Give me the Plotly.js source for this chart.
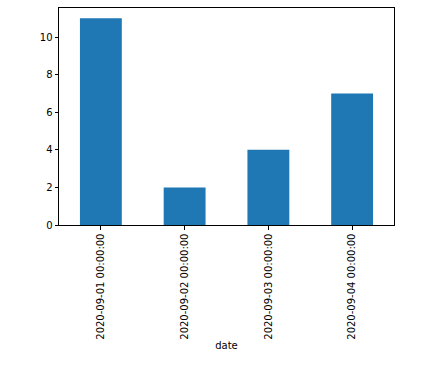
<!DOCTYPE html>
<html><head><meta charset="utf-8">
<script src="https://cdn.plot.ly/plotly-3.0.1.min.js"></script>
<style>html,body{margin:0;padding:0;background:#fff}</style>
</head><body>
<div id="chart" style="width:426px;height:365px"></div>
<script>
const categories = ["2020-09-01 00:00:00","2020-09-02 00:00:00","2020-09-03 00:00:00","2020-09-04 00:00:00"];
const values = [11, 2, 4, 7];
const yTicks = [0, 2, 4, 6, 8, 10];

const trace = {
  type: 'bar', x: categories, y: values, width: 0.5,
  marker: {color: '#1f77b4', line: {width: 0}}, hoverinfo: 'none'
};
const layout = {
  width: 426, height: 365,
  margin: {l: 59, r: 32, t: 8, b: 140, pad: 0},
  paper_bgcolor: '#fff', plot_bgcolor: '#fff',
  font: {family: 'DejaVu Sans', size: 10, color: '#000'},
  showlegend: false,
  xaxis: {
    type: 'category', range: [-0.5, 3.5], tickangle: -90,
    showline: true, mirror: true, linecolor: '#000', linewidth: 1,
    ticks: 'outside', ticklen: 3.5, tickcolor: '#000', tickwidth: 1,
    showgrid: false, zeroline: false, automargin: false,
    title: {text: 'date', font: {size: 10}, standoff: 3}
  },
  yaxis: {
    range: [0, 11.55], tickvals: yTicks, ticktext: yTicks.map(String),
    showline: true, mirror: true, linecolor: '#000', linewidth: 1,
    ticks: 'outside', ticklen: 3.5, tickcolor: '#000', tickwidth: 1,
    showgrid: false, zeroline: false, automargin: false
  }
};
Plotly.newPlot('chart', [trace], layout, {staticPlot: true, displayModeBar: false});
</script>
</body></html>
____________________
## WHAT YOU ARE ASKED TO DO
Set down the material above as is, without any pictures.

## FULL OUTPUT
Give me the Plotly.js source for this chart.
<!DOCTYPE html>
<html><head><meta charset="utf-8">
<script src="https://cdn.plot.ly/plotly-3.0.1.min.js"></script>
<style>html,body{margin:0;padding:0;background:#fff}</style>
</head><body>
<div id="chart" style="width:426px;height:365px"></div>
<script>
const categories = ["2020-09-01 00:00:00","2020-09-02 00:00:00","2020-09-03 00:00:00","2020-09-04 00:00:00"];
const values = [11, 2, 4, 7];
const yTicks = [0, 2, 4, 6, 8, 10];

const trace = {
  type: 'bar', x: categories, y: values, width: 0.5,
  marker: {color: '#1f77b4', line: {width: 0}}, hoverinfo: 'none'
};
const layout = {
  width: 426, height: 365,
  margin: {l: 59, r: 32, t: 8, b: 140, pad: 0},
  paper_bgcolor: '#fff', plot_bgcolor: '#fff',
  font: {family: 'DejaVu Sans', size: 10, color: '#000'},
  showlegend: false,
  xaxis: {
    type: 'category', range: [-0.5, 3.5], tickangle: -90,
    showline: true, mirror: true, linecolor: '#000', linewidth: 1,
    ticks: 'outside', ticklen: 3.5, tickcolor: '#000', tickwidth: 1,
    showgrid: false, zeroline: false, automargin: false,
    title: {text: 'date', font: {size: 10}, standoff: 3}
  },
  yaxis: {
    range: [0, 11.55], tickvals: yTicks, ticktext: yTicks.map(String),
    showline: true, mirror: true, linecolor: '#000', linewidth: 1,
    ticks: 'outside', ticklen: 3.5, tickcolor: '#000', tickwidth: 1,
    showgrid: false, zeroline: false, automargin: false
  }
};
Plotly.newPlot('chart', [trace], layout, {staticPlot: true, displayModeBar: false});
</script>
</body></html>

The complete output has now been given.